Vegetative formation of a new stem and root system from an adventitious bud of a stem or root, either naturally or by human action. Such asexual reproduction is based on the ability of plants to regenerate tissues and parts. Examples of plants that spread by suckers include red raspberry, forsythia, and lilac. Suckering allows horticulturists and agriculturists to reproduce a desired plant over and over without significant variation.


Suckering 

the removal of lateral shoots, or suckers, from plants. Suckers develop from the leaf axils of the main stem in tomato, tobacco, wild tobacco, sunflower, and cotton plants. They also develop from cabbage and carrot plants growing for seeds. Suckering intensifies the flow of nutrient matter to the generative organs of plants and to shoots that are retarded in development. It is used to accelerate maturation of fruits and seeds and to increase the marketability of a product.

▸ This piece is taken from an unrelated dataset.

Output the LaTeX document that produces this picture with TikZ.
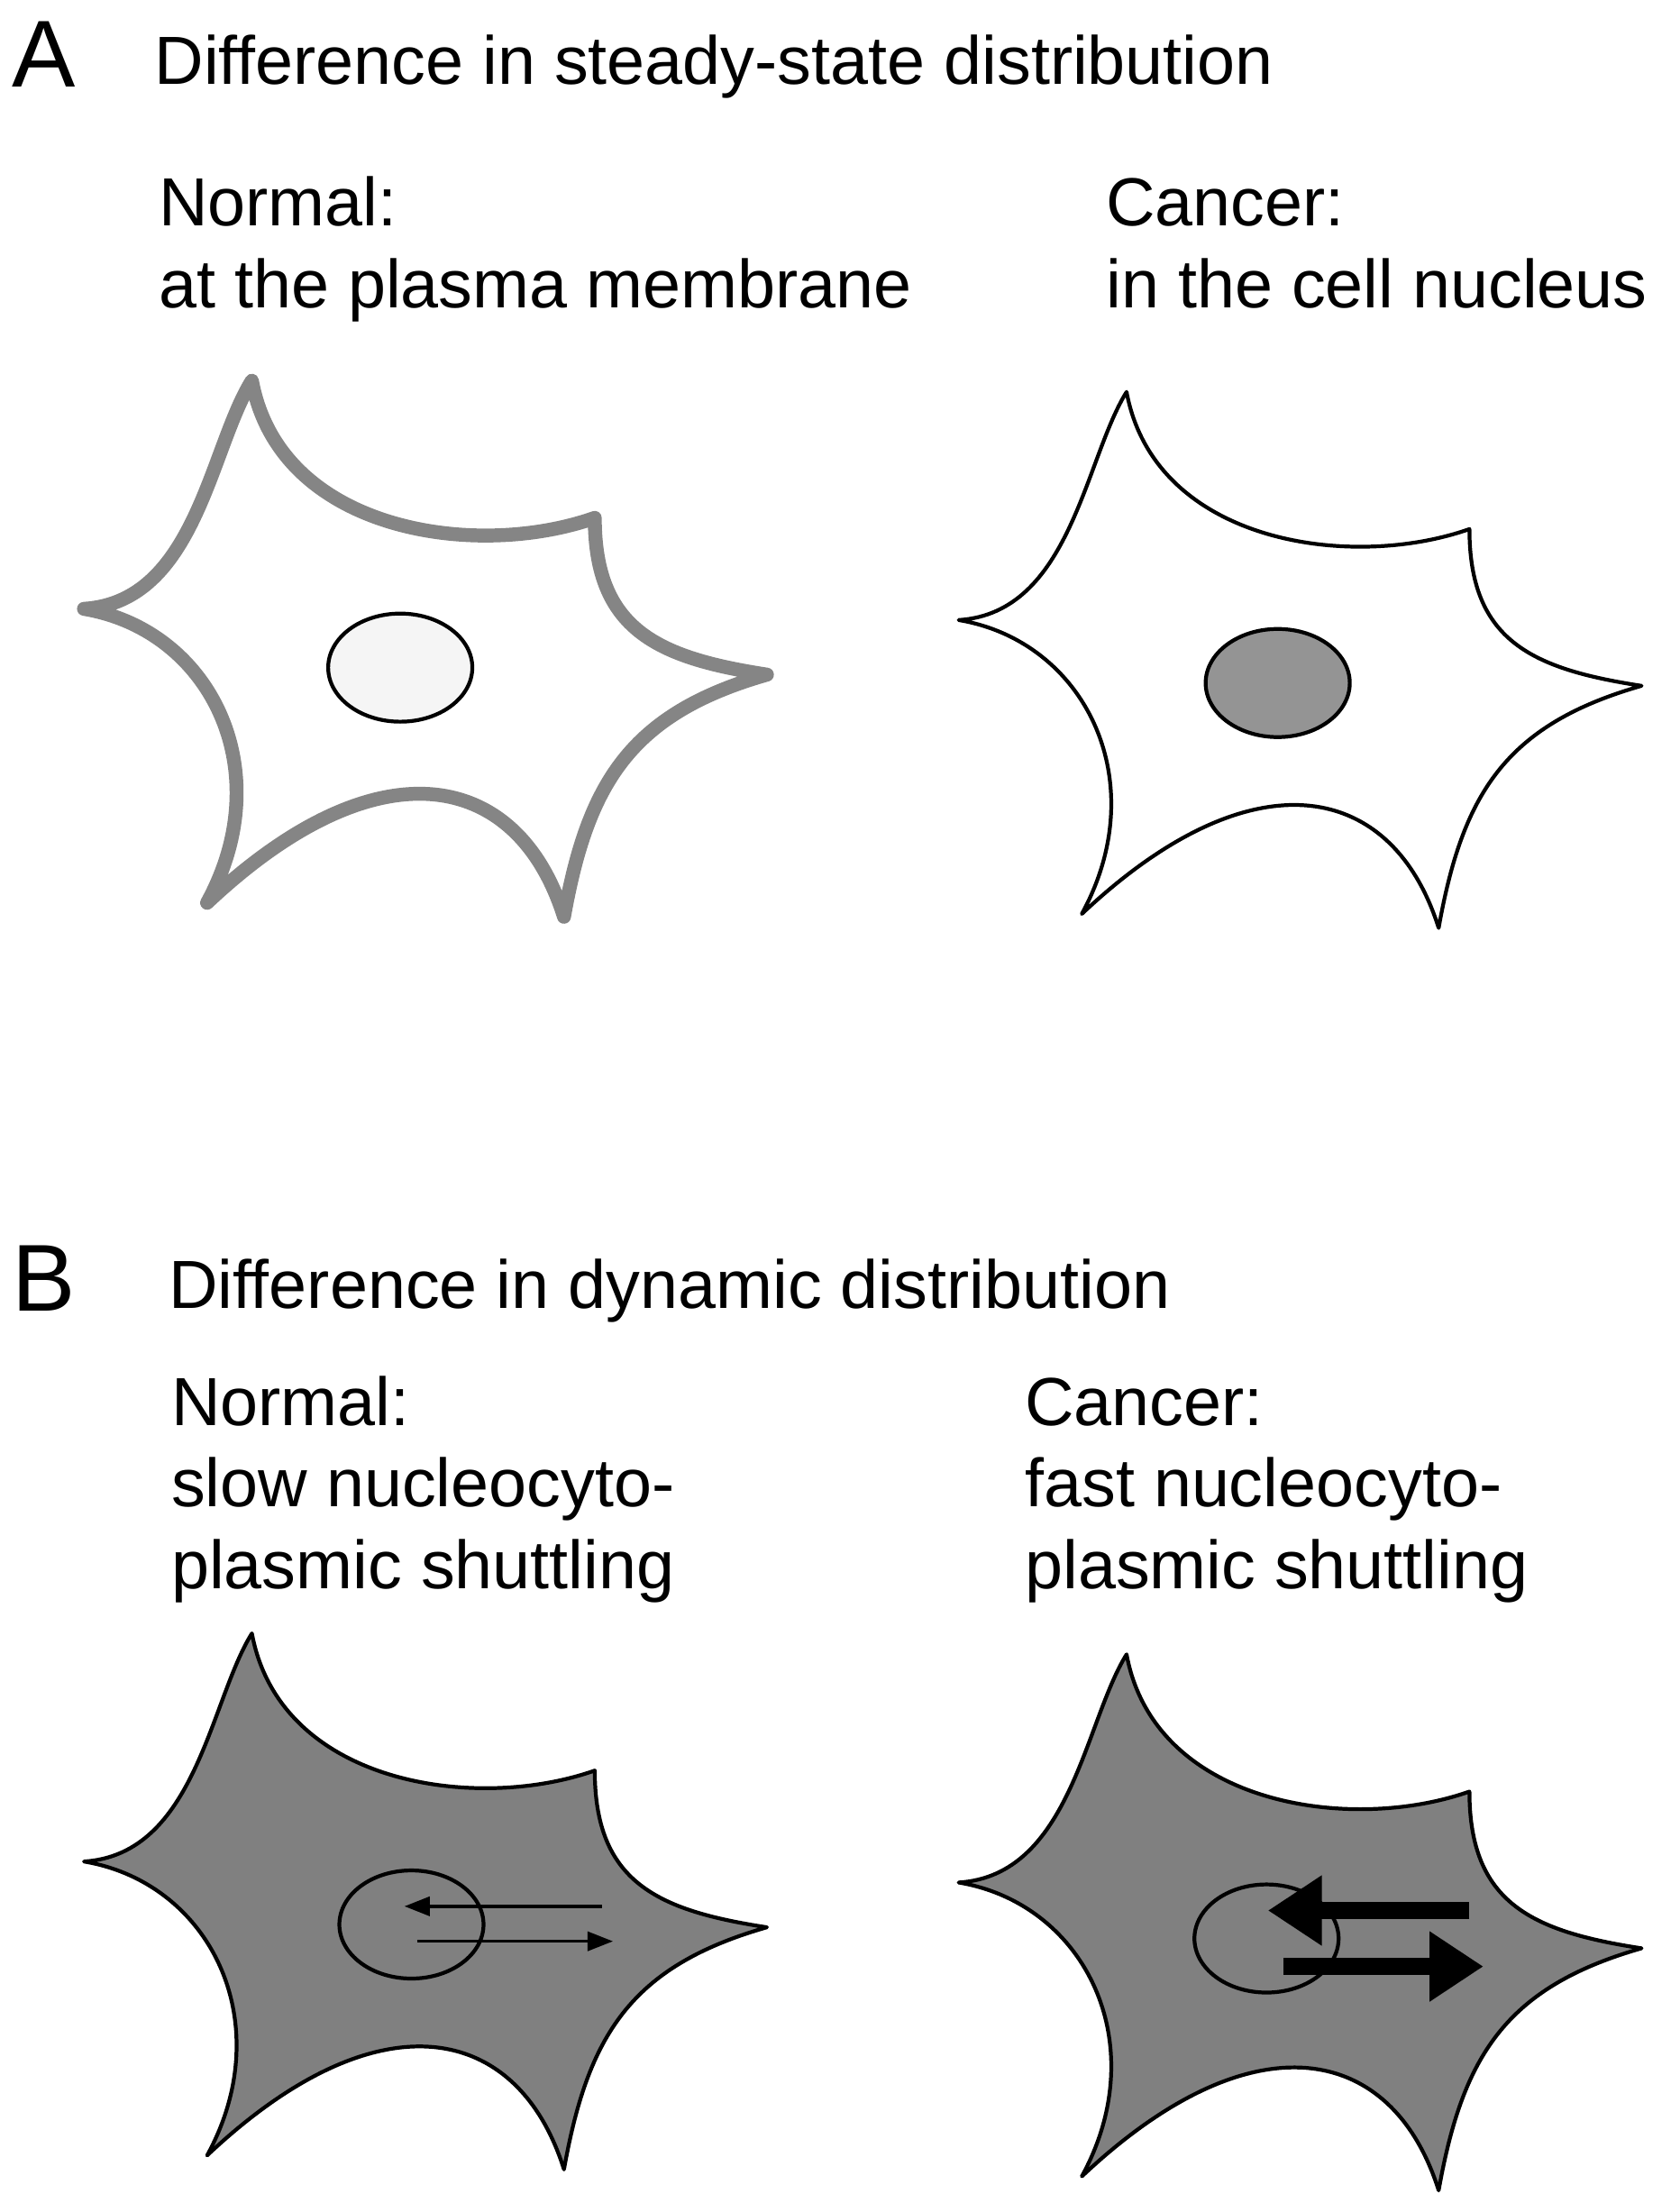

Suckers are removed from tomatoes, tobacco, and wild tobacco when they are no more than 5–10 cm long; they are removed from corn, sorghum, and sunflowers when they are no longer than 10–15 cm. Suckering is used on open ground mainly in the north and, in some instances, in central and southern zones where there is abundant precipitation. Vegetative suckers and shoots with secondary blossoms are removed from seed-bearing cabbage; the flowering secondary and tertiary umbels of seed-bearing carrots (in northern regions of the nonchernozem zone) are thinned out.

Suckering, a laborious process, is effective only when done regularly and at the proper time. Soviet plant breeders have developed varieties of tomatoes and other crops that in nonchernozem regions branch only slightly and yield a good early harvest without suckering.